-- Set exercise --
Reproduce each line bearing the word "code".

━━━━━ Input data

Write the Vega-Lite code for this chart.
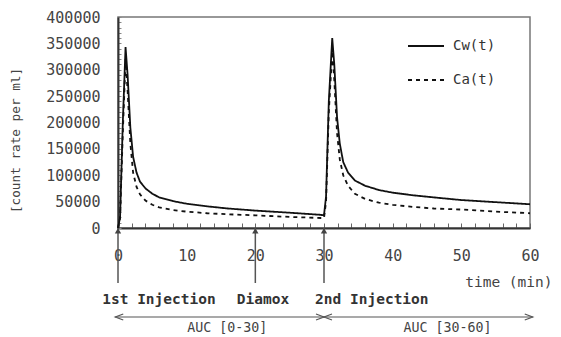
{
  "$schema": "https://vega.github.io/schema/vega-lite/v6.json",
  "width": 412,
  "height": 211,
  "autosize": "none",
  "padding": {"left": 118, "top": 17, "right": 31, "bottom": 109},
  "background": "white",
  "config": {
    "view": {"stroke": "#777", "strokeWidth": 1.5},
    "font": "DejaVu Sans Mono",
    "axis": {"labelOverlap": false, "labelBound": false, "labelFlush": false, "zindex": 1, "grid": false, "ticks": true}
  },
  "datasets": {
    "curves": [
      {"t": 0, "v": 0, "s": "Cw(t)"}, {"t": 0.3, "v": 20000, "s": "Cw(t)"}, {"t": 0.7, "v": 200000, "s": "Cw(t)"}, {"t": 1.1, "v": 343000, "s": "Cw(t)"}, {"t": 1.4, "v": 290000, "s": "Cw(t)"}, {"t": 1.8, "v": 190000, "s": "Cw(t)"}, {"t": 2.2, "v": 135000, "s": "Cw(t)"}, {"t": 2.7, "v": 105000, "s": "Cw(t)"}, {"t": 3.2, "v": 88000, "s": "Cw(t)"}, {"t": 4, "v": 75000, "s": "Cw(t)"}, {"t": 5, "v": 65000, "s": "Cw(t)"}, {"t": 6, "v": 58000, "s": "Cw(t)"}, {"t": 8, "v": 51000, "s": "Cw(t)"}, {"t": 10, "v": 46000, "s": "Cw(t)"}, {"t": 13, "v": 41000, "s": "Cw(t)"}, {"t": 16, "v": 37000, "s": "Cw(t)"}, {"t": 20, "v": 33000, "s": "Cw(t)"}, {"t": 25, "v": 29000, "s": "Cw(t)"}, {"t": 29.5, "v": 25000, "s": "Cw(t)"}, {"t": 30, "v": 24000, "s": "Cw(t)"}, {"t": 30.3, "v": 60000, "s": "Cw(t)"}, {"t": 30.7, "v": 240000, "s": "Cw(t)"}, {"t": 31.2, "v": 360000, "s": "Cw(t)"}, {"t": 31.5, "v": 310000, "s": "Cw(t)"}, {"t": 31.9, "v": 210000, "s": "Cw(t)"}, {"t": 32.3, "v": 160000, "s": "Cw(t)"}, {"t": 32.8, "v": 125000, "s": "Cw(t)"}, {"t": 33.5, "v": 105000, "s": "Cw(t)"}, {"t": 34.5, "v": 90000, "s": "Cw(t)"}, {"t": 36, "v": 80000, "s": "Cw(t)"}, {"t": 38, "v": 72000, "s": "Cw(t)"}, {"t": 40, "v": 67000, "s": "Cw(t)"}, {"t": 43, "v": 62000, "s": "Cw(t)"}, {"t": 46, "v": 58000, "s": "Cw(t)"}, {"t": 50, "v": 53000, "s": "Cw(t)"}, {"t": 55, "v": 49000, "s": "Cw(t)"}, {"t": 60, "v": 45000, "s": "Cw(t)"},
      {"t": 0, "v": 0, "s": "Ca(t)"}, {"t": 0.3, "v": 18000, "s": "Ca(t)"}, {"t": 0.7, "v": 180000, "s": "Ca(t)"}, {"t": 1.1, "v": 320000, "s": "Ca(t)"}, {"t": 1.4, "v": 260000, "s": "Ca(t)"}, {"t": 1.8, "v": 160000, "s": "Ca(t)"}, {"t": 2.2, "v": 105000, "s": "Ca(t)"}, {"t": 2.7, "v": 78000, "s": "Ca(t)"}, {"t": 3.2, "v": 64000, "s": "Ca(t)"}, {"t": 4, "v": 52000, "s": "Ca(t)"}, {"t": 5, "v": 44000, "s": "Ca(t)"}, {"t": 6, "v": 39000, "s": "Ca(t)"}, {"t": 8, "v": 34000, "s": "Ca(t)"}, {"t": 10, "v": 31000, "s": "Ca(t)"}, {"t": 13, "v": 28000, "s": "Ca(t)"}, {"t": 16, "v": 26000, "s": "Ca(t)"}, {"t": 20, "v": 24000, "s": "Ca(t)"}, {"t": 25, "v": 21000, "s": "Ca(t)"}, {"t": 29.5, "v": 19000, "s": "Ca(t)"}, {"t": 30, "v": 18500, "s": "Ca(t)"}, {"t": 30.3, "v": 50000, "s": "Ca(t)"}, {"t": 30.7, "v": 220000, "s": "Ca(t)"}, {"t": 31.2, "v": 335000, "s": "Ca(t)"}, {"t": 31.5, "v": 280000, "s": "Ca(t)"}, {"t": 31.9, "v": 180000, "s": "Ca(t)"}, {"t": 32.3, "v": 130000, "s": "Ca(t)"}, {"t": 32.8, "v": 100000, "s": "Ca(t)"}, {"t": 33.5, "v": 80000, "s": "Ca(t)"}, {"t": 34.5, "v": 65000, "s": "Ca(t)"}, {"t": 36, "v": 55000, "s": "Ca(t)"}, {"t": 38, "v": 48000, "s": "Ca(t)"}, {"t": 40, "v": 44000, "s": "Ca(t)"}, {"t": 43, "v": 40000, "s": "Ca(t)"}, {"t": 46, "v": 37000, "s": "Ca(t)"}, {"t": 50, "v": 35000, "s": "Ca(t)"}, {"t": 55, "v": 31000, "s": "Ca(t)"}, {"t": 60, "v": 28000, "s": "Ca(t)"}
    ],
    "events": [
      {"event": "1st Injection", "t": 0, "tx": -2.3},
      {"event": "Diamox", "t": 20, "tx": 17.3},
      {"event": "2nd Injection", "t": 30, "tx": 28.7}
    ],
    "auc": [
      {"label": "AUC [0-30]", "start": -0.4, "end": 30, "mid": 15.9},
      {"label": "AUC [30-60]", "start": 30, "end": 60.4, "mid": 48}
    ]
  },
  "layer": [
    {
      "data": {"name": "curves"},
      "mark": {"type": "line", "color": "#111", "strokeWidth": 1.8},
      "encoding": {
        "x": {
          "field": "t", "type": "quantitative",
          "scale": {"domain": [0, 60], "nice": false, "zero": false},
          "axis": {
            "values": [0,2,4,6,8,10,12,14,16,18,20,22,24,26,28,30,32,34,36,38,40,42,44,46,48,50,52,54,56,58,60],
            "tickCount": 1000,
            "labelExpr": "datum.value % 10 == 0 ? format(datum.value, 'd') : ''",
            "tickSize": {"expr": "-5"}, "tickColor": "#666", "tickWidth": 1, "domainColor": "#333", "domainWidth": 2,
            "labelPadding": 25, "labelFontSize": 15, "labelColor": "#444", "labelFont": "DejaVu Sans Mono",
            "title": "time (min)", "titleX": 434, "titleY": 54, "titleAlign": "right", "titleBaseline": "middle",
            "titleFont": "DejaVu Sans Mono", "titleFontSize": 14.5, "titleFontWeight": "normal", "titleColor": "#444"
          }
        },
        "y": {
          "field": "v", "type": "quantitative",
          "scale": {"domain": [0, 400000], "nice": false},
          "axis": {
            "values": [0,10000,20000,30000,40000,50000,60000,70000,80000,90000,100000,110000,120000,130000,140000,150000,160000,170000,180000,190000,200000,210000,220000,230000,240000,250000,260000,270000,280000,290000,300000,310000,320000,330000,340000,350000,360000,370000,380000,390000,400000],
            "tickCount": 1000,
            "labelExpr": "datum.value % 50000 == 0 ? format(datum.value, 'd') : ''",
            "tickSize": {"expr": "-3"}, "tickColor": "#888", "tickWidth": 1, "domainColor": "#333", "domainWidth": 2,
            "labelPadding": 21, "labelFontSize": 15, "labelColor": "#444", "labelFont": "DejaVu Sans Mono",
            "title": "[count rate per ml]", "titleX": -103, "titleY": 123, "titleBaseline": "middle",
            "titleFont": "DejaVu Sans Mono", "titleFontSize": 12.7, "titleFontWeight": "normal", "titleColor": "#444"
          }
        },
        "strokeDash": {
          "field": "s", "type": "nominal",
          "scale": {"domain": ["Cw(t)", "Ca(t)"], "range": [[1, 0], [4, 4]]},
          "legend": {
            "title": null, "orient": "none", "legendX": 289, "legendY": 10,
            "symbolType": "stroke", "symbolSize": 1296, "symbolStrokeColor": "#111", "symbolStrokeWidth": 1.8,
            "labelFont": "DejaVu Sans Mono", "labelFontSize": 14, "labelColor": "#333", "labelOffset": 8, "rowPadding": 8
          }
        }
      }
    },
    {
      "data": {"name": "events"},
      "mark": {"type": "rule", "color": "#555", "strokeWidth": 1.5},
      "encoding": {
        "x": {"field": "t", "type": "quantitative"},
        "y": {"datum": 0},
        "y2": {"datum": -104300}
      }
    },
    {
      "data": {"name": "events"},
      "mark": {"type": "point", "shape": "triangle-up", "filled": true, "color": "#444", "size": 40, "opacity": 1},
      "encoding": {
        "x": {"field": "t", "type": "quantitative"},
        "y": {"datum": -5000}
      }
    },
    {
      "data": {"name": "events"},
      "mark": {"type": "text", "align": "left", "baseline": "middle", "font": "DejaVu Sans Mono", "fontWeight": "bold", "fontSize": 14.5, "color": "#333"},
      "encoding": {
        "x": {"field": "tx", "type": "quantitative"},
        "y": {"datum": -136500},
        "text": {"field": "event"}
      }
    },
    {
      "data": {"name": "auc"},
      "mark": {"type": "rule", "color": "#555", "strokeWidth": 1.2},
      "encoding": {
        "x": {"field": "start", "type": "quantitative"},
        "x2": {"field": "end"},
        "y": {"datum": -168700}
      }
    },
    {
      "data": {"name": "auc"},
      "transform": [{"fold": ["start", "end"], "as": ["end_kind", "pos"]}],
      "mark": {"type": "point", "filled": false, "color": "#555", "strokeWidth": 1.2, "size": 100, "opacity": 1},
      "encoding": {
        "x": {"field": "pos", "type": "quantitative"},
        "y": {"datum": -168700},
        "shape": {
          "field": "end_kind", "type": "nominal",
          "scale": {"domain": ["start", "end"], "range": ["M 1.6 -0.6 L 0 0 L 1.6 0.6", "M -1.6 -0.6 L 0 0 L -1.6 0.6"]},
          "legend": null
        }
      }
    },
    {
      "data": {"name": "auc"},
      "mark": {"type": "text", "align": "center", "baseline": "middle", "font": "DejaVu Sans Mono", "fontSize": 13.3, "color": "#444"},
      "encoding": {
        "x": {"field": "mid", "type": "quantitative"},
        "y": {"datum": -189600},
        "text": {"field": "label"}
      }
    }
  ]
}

━━━━━━━━━━
━━━━━ Input data

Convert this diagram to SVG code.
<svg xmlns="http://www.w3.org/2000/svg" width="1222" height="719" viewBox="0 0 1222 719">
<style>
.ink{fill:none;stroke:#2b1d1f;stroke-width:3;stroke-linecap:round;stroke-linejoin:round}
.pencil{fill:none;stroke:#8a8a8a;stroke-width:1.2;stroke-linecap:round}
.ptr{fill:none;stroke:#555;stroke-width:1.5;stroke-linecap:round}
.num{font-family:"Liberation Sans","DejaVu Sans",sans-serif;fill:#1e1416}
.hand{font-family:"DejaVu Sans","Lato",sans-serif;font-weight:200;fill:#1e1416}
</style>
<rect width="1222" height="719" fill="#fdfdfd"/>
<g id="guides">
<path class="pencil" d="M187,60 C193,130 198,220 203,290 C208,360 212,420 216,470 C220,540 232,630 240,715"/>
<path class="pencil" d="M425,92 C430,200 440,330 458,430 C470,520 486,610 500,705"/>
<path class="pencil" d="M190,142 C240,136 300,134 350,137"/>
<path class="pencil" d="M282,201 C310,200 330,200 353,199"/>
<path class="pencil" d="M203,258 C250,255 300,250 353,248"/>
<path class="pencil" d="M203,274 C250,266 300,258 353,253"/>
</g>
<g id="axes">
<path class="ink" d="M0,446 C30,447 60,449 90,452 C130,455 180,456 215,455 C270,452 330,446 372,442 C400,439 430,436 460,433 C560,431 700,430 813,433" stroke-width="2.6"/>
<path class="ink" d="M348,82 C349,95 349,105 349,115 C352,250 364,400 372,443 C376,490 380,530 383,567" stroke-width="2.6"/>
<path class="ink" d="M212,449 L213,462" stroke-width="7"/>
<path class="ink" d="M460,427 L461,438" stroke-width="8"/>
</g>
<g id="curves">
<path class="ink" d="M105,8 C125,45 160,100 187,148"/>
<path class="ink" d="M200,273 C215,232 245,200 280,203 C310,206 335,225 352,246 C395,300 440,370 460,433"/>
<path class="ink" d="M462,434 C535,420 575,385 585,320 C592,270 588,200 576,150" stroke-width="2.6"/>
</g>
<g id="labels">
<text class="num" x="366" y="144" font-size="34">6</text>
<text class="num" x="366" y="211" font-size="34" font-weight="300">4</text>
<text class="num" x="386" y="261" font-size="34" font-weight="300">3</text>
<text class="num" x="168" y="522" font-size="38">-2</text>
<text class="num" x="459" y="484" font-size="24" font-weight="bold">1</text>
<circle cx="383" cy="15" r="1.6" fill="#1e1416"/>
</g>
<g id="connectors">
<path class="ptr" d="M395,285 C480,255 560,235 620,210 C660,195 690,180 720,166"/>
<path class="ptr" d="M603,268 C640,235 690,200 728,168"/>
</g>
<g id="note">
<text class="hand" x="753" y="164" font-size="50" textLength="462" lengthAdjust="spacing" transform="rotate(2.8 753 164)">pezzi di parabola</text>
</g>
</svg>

━━━━━━━━━━
━━━━━ Input data

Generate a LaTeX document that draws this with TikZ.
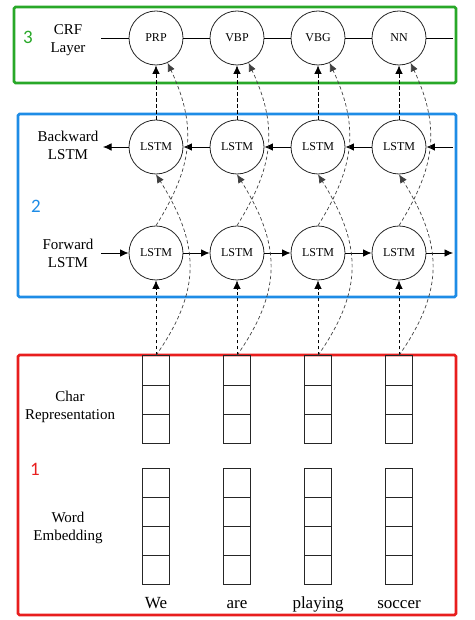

━━━━━━━━━━

-- Result --
Write the Vega-Lite code for this chart.
Convert this diagram to SVG code.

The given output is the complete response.